We have many self-declared enemies in an extremely complex and confusing world. But the friend-enemy relation is useless for our purposes: it culminates in armed conflict, and in the US like everywhere else I know, that kind of conflict ends in a massacre for our side, because under current conditions, the right is always going to have more guns, off-duty cops and ex-military snipers. A political strategy involves alliance-building and disciplined negotiation with opponents, as well as absolute resistance to that which is intolerable (basically, racism, sexism, classism, imperialism and ecological destruction). Such a strategy must always be able to justify whatever is done, and to do so convincingly for at least some of those not directly affiliated with the actions. In order to achieve such things, the strategy also has to be widely sharable, both discursively and also aesthetically.
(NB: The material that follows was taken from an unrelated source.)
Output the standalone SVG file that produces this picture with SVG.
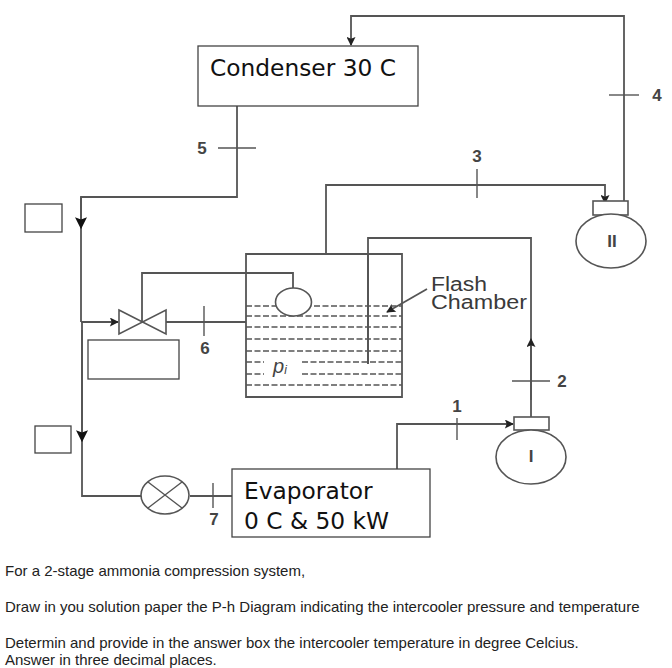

We don't have such a strategy, and the nostalgic memory of earlier failures to develop one is definitely standing in the way of further progress. A lot is happening, many new things are being developed, and the ticking clock of climate change is helping everyone to realize that this decade, and maybe even the upcoming days and months, offer the crucial last chance to develop one. It has to be far more politically sophisticated and far more integrative than leftist strategies of the recent past. Because if we can't convince well over 50% of society to make a change of course, then it's game over.
There's no reason to be pessimistic or cynical. Right now there's a tremendous chance to achieve something - because the friend-enemy relation leads ultimately to a coup. What's more, in terms of aesthetics, the Capitol rioters just showed everyone what not to do.